Sen. Angus King, I-Maine, called on the Department of Defense to take a greater role in preventing suicide among transitioning veterans. “The Pentagon should put as much time, money and effort into the transition out as they do in the recruiting in…the data shows us that the first two or three years after separation are the danger period.”

Another priority that The American Legion has long advocated is the elimination of the disabled veterans tax, also known as concurrent receipt. Sen. Jon Tester, D-Mont, promised to reintroduce the Major Richard Star Act, which would eliminate the tax for more than 50,000 military retirees with combat-related injuries. Tester was also praised by King for his leadership in passing the PACT Act.

“The PACT Act would not have passed without Jon Tester,” King said of Tester, who serves as the chairman of the Senate Veterans’ Affairs Committee.

Exorbitant legal fees charged in connection with the Camp LeJeune Justice Act drew a strong response from Sen. Dan Sullivan, R-Alaska, who sponsored Legion-supported legislation to cap what lawyers can charge.

“You’ve got the trial lawyers of America who are working to rip off the veterans and families of sick Marines,” Sullivan said. “My bill is a choice between taking care of sick Marines and their families or enriching trial lawyers.” Sullivan called advertising by predatory law firms “disgusting.”

During his opening statement, Troiola pointed out that The American Legion provides assistance for such claims “free of charge.”

Women’s healthcare was also addressed at the hearing. “We do believe VA is moving forward, however more needs to be done,” said Autrey James, chairman of The American Legion Veterans Affairs and Rehabilitation Commission. “There are barriers to gender-specific high quality care (to) include not being identified as a veteran, not being recognized as a veteran by VA employees, lack of awareness and understanding of VA healthcare benefits and the perceptions that VA is an all-male healthcare system.
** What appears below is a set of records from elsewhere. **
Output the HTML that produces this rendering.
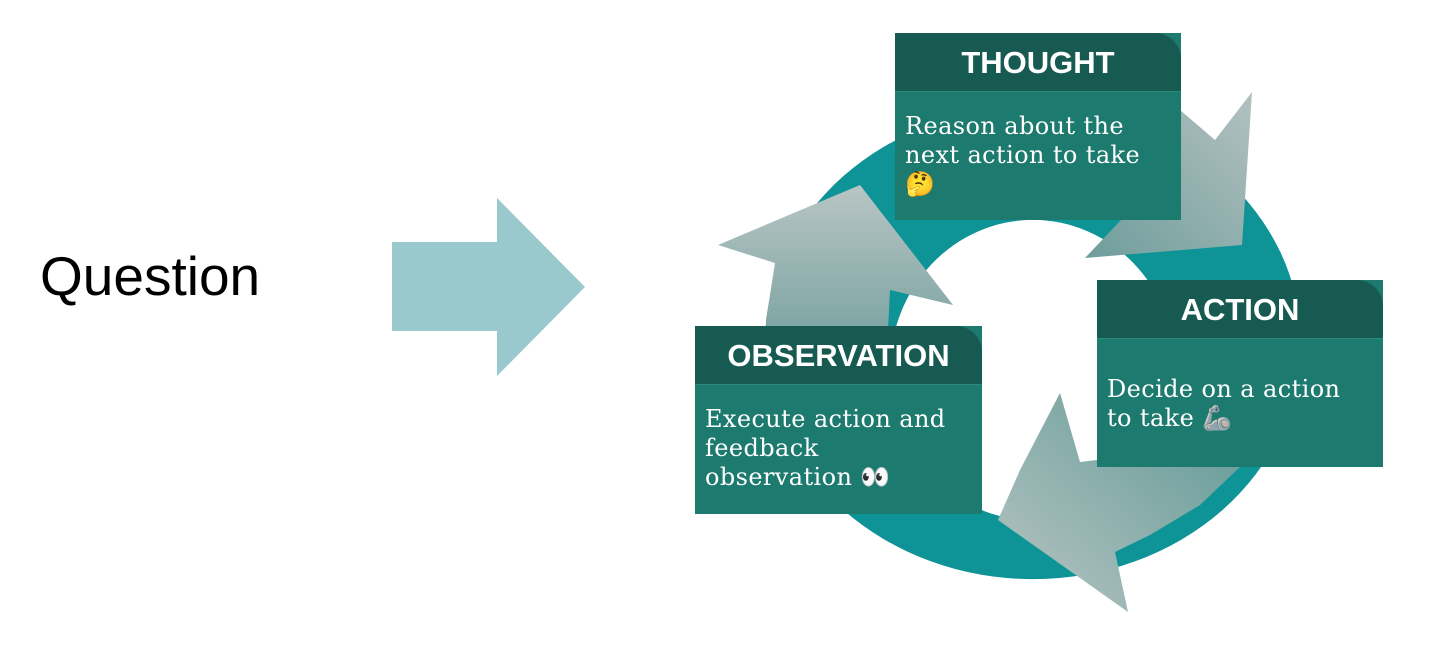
<!DOCTYPE html>
<html><head><style>
body{margin:0;width:1430px;height:650px;background:#fff;position:relative;overflow:hidden;font-family:"Liberation Sans",sans-serif}
.q{position:absolute;left:40px;top:244px;font-size:55px;color:#000}
.box{position:absolute;background:#1d7a6f;color:#fff}
.hd{background:#175a52;border-top-right-radius:26px;font-weight:bold;font-size:31px;text-align:center;height:58px;line-height:60px;border-bottom:1px solid #2a8a7e}
.bd{font-family:"DejaVu Serif","Liberation Serif",serif;font-size:24px;line-height:29px;padding:20px 10px 0 10px;letter-spacing:0.4px;width:250px}
</style></head><body>
<div class="q">Question</div>
<svg width="1430" height="650" style="position:absolute;left:0;top:0">
<defs>
<linearGradient id="g1" x1="1" y1="0" x2="0" y2="1"><stop offset="0" stop-color="#b3c1c0"/><stop offset="1" stop-color="#6e9d9b"/></linearGradient>
<linearGradient id="g2" x1="0" y1="1" x2="1" y2="0"><stop offset="0" stop-color="#b8c5c4"/><stop offset="1" stop-color="#5f9894"/></linearGradient>
<linearGradient id="g3" x1="0" y1="0" x2="0" y2="1"><stop offset="0" stop-color="#b8c5c4"/><stop offset="1" stop-color="#6b9b99"/></linearGradient>
</defs>
<polygon points="392,242 497,242 497,198 585,287 497,376 497,331 392,331" fill="#99c9cd"/>
<path fill-rule="evenodd" fill="#0e9497" d="M765,343 a268,236 0 1,0 536,0 a268,236 0 1,0 -536,0 Z M890,370 a143,150 0 1,0 286,0 a143,150 0 1,0 -286,0 Z"/>
<polygon points="1180,110 1215,140 1252,92 1242,245 1085,258 1140,200 1180,220" fill="url(#g1)"/>
<polygon points="1060,393 1080,462 1140,455 1240,467 1200,505 1150,535 1115,552 1128,612 998,520 1020,470" fill="url(#g2)"/>
<polygon points="718,245 860,185 953,305 890,290 888,330 880,380 768,380 766,320 775,263" fill="url(#g3)"/>
</svg>
<div class="box" style="left:895px;top:33px;width:286px;height:187px"><div class="hd">THOUGHT</div><div class="bd">Reason about the next action to take 🤔</div></div>
<div class="box" style="left:1097px;top:280px;width:286px;height:187px"><div class="hd">ACTION</div><div class="bd" style="padding-top:36px">Decide on a action to take 🦾</div></div>
<div class="box" style="left:695px;top:326px;width:287px;height:188px"><div class="hd">OBSERVATION</div><div class="bd">Execute action and feedback observation 👀</div></div>
</body></html>
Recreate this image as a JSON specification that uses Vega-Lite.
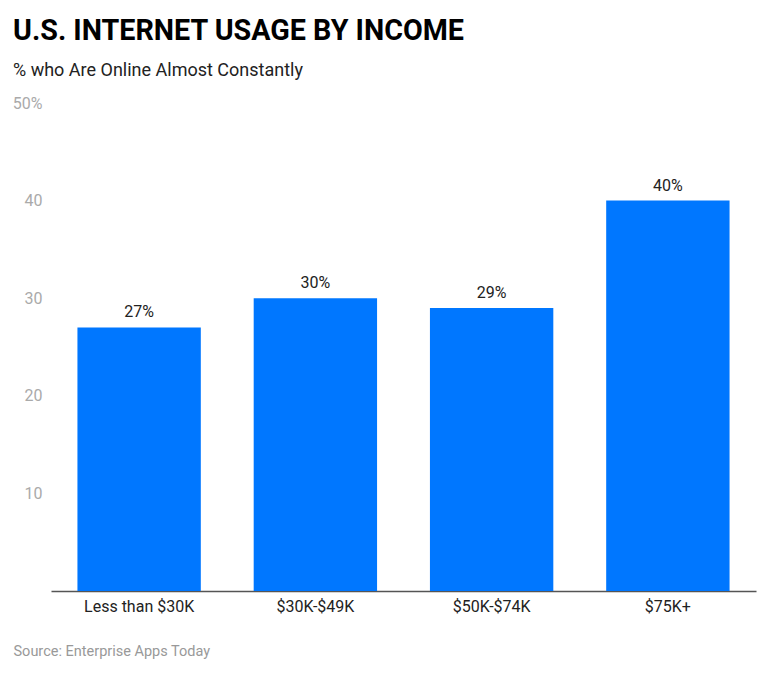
{
  "$schema": "https://vega.github.io/schema/vega-lite/v6.json",
  "width": 705,
  "height": 488,
  "autosize": "none",
  "padding": {"left": 51, "top": 103, "right": 12, "bottom": 82},
  "background": "white",
  "config": {"font": "Roboto", "view": {"stroke": null}},
  "title": {
    "text": "U.S. INTERNET USAGE BY INCOME",
    "subtitle": "% who Are Online Almost Constantly",
    "anchor": "start",
    "frame": "group",
    "dx": -38,
    "offset": 15,
    "fontSize": 28.7,
    "fontWeight": "bold",
    "color": "#000000",
    "subtitleFontSize": 18,
    "subtitleColor": "#222222",
    "subtitlePadding": 16
  },
  "data": {
    "values": [
      {"income": "Less than $30K", "pct": 27},
      {"income": "$30K-$49K", "pct": 30},
      {"income": "$50K-$74K", "pct": 29},
      {"income": "$75K+", "pct": 40}
    ]
  },
  "transform": [{"calculate": "datum.pct + '%'", "as": "label"}],
  "encoding": {
    "x": {
      "field": "income",
      "type": "nominal",
      "sort": null,
      "scale": {"paddingInner": 0.3, "paddingOuter": 0.15},
      "axis": {
        "title": "Source: Enterprise Apps Today",
        "titleX": -38,
        "titleY": 60,
        "titleAnchor": "start",
        "titleAlign": "left",
        "titleBaseline": "middle",
        "titleFontSize": 14.5,
        "titleFontWeight": "normal",
        "titleColor": "#999999",
        "labelAngle": 0,
        "labelFontSize": 16,
        "labelColor": "#222222",
        "labelPadding": 7,
        "ticks": false,
        "domainColor": "#555555",
        "domainWidth": 1.5
      }
    },
    "y": {
      "field": "pct",
      "type": "quantitative",
      "scale": {"domain": [0, 50]},
      "axis": {
        "title": null,
        "values": [0, 10, 20, 30, 40, 50],
        "labelExpr": "datum.value == 50 ? '50%' : (datum.value == 0 ? '' : datum.label)",
        "grid": false,
        "domain": false,
        "ticks": false,
        "labelPadding": 9,
        "labelFontSize": 16,
        "labelColor": "#aaaaaa"
      }
    }
  },
  "layer": [
    {"mark": {"type": "bar", "color": "#0077ff"}},
    {
      "mark": {"type": "text", "baseline": "bottom", "dy": -7, "fontSize": 16, "color": "#222222"},
      "encoding": {"text": {"field": "label", "type": "nominal"}}
    }
  ]
}
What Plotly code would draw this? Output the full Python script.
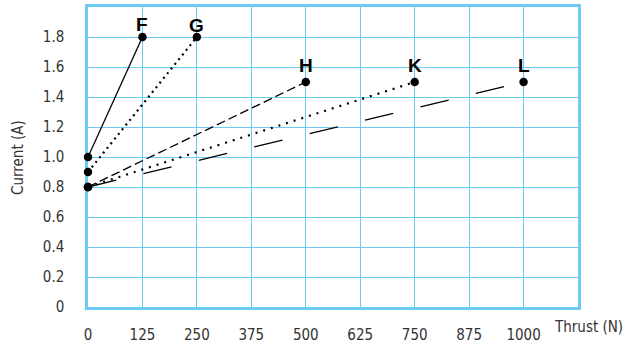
import plotly.graph_objects as go

series_names = ["F", "G", "H", "K", "L"]
start_thrust = [0, 0, 0, 0, 0]
start_current = [1.0, 0.9, 0.8, 0.8, 0.8]
end_thrust = [125, 250, 500, 750, 1000]
end_current = [1.8, 1.8, 1.5, 1.5, 1.5]

# styling
dash_styles = ["solid", "2px,4px", "9px,4px", "2px,6px", "29px,28px"]
label_offsets = [13, 12, 17, 17, 17]

x_ticks = [0, 125, 250, 375, 500, 625, 750, 875, 1000]
y_ticks = [0, 0.2, 0.4, 0.6, 0.8, 1.0, 1.2, 1.4, 1.6, 1.8]
y_tick_text = ["0", "0.2", "0.4", "0.6", "0.8", "1.0", "1.2", "1.4", "1.6", "1.8"]

grid = "#6CCBF2"
tick_font = dict(family="Liberation Sans Narrow, DejaVu Sans Condensed, Roboto, sans-serif", size=15, color="#333333")

fig = go.Figure()
for name, x0, y0, x1, y1, d, off in zip(series_names, start_thrust, start_current, end_thrust,
                                         end_current, dash_styles, label_offsets):
    w = 2.2 if d.startswith("2px") else 1.3
    fig.add_trace(go.Scatter(
        x=[x0, x1], y=[y0, y1], mode="lines",
        line=dict(color="black", width=w, dash=d),
        showlegend=False, hoverinfo="skip"))
    fig.add_trace(go.Scatter(
        x=[x0, x1], y=[y0, y1], mode="markers", cliponaxis=False,
        marker=dict(color="black", size=8.5),
        showlegend=False, hoverinfo="skip"))
    fig.add_annotation(x=x1, y=y1, text="<b>%s</b>" % name, showarrow=False,
                       yshift=off, font=dict(family="Liberation Sans, Arial, sans-serif", size=19, color="black"))

fig.add_annotation(xref="paper", yref="paper", x=-0.143, y=0.5, text="Current (A)",
                   textangle=-90, showarrow=False, font=tick_font, xanchor="center", yanchor="middle")
fig.add_annotation(xref="paper", yref="paper", x=1.0, y=0, yshift=-20, xshift=-26, text="Thrust (N)",
                   showarrow=False, font=tick_font, xanchor="left", yanchor="middle")

fig.update_layout(
    width=630, height=343,
    margin=dict(l=88, r=52, t=7, b=36),
    plot_bgcolor="white", paper_bgcolor="white",
    xaxis=dict(range=[0, 1125], tickvals=x_ticks, showgrid=True, gridcolor=grid, gridwidth=1.3,
               zeroline=False, showline=True, linecolor=grid, linewidth=2.5, mirror=True,
               tickfont=tick_font, ticks="", ticklabelstandoff=12, automargin=False,
               layer="below traces"),
    yaxis=dict(range=[0, 2.0], tickvals=y_ticks, ticktext=y_tick_text, showgrid=True, gridcolor=grid,
               gridwidth=1.3, zeroline=False, showline=True, linecolor=grid, linewidth=2.5, mirror=True,
               tickfont=tick_font, ticks="", ticklabelstandoff=18, automargin=False,
               layer="below traces"),
)

fig.write_html("out.html", config={"displayModeBar": False},
               post_script="document.body.style.margin='0';document.body.style.overflow='hidden';")
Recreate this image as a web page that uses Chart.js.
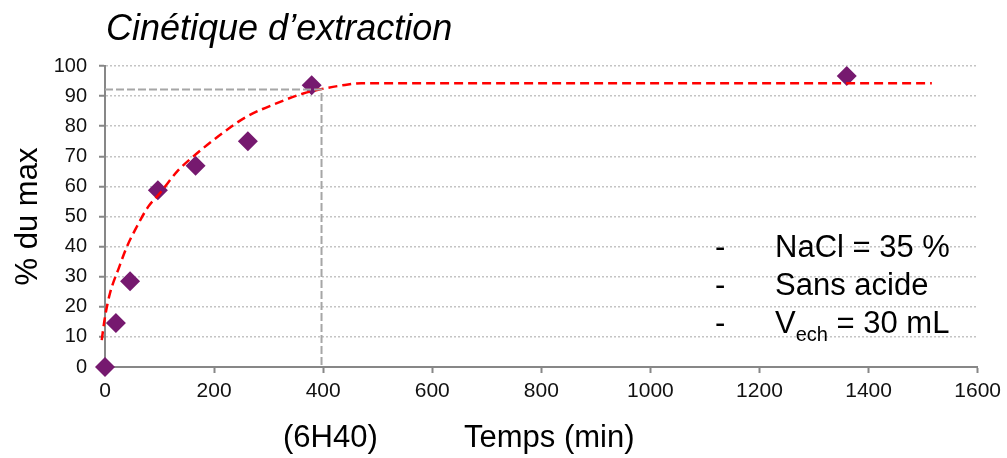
<!DOCTYPE html>
<html>
<head>
<meta charset="utf-8">
<script src="https://cdn.jsdelivr.net/npm/chart.js@4/dist/chart.umd.min.js"></script>
<style>
  html, body { margin: 0; padding: 0; background: #ffffff; }
  #wrap { width: 1007px; height: 458px; position: relative; }
</style>
</head>
<body>
<div id="wrap"><canvas id="c" width="1007" height="458"></canvas></div>
<script>
// ---- data ----
const measureTimes  = [0, 20, 46, 97, 166, 262, 379, 1360];          // min
const measureValues = [0, 14.6, 28.5, 58.7, 66.9, 75.0, 93.6, 96.7];  // % du max

const fitTimes  = [-12, -6, 0, 9, 26, 40, 58, 79, 100, 134, 161, 222, 259, 313, 362, 393, 440, 470, 600, 1000, 1516];
const fitValues = [0, 8.9, 16.6, 24.4, 33.2, 39.9, 46.5, 53.2, 57.6, 65.3, 69.8, 78.6, 83.1, 87.5, 90.8, 92.2, 93.7, 94.3, 94.3, 94.3, 94.3];

const refTimes  = [0, 397, 397];
const refValues = [92.2, 92.2, 0];

const xTicks = [0, 200, 400, 600, 800, 1000, 1200, 1400, 1600];
const yTicks = [0, 10, 20, 30, 40, 50, 60, 70, 80, 90, 100];

const chartTitle = 'Cinétique d’extraction';
const xTitle = 'Temps (min)';
const xNote = '(6H40)';
const yTitle = '% du max';
const conditions = [
  { main: 'NaCl = 35 %' },
  { main: 'Sans acide' },
  { main: 'V', sub: 'ech', rest: ' = 30 mL' }
];

const toXY = (xs, ys) => xs.map((x, i) => ({ x: x, y: ys[i] }));

const FONT = '"Liberation Sans", Arial, sans-serif';
const AXIS_GRAY = '#878787';

const textPlugin = {
  id: 'texts',
  afterDraw(chart) {
    const ctx = chart.ctx;
    ctx.save();
    ctx.fillStyle = '#000';
    ctx.textBaseline = 'alphabetic';
    ctx.textAlign = 'left';
    // title
    ctx.font = 'italic 36px ' + FONT;
    ctx.fillText(chartTitle, 106, 40);
    // x titles
    ctx.font = '31px ' + FONT;
    ctx.fillText(xNote, 283, 447);
    ctx.fillText(xTitle, 464, 447);
    // conditions box
    const baselines = [257, 295, 333];
    conditions.forEach((c, i) => {
      const yb = baselines[i];
      ctx.font = '31px ' + FONT;
      ctx.fillText('-', 715, yb);
      let x = 775;
      ctx.fillText(c.main, x, yb);
      x += ctx.measureText(c.main).width;
      if (c.sub) {
        ctx.font = '20px ' + FONT;
        ctx.fillText(c.sub, x, yb + 8);
        x += ctx.measureText(c.sub).width;
        ctx.font = '31px ' + FONT;
        ctx.fillText(c.rest, x, yb);
      }
    });
    ctx.restore();
  }
};

new Chart(document.getElementById('c'), {
  type: 'scatter',
  data: {
    datasets: [
      {
        label: 'reference',
        type: 'line',
        data: toXY(refTimes, refValues),
        borderColor: '#a6a6a6',
        borderWidth: 2,
        borderDash: [8, 3],
        pointRadius: 0,
        fill: false,
        tension: 0,
        clip: false
      },
      {
        label: 'fit',
        type: 'line',
        data: toXY(fitTimes, fitValues),
        borderColor: '#ff0000',
        borderWidth: 2.5,
        borderDash: [9, 5],
        pointRadius: 0,
        fill: false,
        cubicInterpolationMode: 'monotone',
        clip: false
      },
      {
        label: 'mesures',
        data: toXY(measureTimes, measureValues),
        pointStyle: 'rectRot',
        pointRadius: 10,
        pointHoverRadius: 10,
        backgroundColor: '#76196f',
        borderColor: '#76196f',
        borderWidth: 0,
        clip: false
      }
    ]
  },
  plugins: [textPlugin],
  options: {
    responsive: false,
    animation: false,
    events: [],
    layout: { padding: { top: 66, right: 28, bottom: 0, left: 0 } },
    plugins: {
      legend: { display: false },
      title: { display: false },
      tooltip: { enabled: false }
    },
    scales: {
      x: {
        type: 'linear',
        min: 0,
        max: 1600,
        afterBuildTicks(scale) { scale.ticks = xTicks.map(v => ({ value: v })); },
        afterFit(scale) { scale.height = 91; },
        border: { color: AXIS_GRAY, width: 2 },
        grid: {
          drawOnChartArea: false,
          drawTicks: true,
          tickLength: 6,
          tickColor: AXIS_GRAY,
          tickWidth: 2
        },
        ticks: {
          color: '#111',
          font: { family: FONT, size: 21 },
          padding: 6,
          maxRotation: 0,
          callback: (v) => String(v)
        }
      },
      y: {
        type: 'linear',
        min: 0,
        max: 100,
        afterBuildTicks(scale) { scale.ticks = yTicks.map(v => ({ value: v })); },
        afterFit(scale) { scale.width = 105; },
        border: { color: AXIS_GRAY, width: 2, dash: [2, 2] },
        grid: {
          color: '#c4c4c4',
          lineWidth: 1.5,
          drawTicks: true,
          tickLength: 6,
          tickColor: AXIS_GRAY,
          tickWidth: 2,
          tickBorderDash: []
        },
        ticks: {
          color: '#111',
          font: { family: FONT, size: 20 },
          padding: 12,
          callback: (v) => String(v)
        },
        title: {
          display: true,
          text: yTitle,
          color: '#000',
          font: { family: FONT, size: 31 },
          padding: { top: 10, bottom: 0 }
        }
      }
    }
  }
});
</script>
</body>
</html>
We have to address that and the way to address that is through training. We have to make sure that VA is properly training those who come in contact with our women veterans to ensure that they are being treated with the same care and dignity as any other veteran who enters the system.”

Chairman of the House Committee on Veterans’ Affairs Rep. Mike Bost, R-Ill., welcomed The American Legion’s large presence in the Capitol. “The men and women of The American Legion are the greatest advocates here in D.C. and across the country. You know better than anyone else that the veterans community has earned a system that works for them.”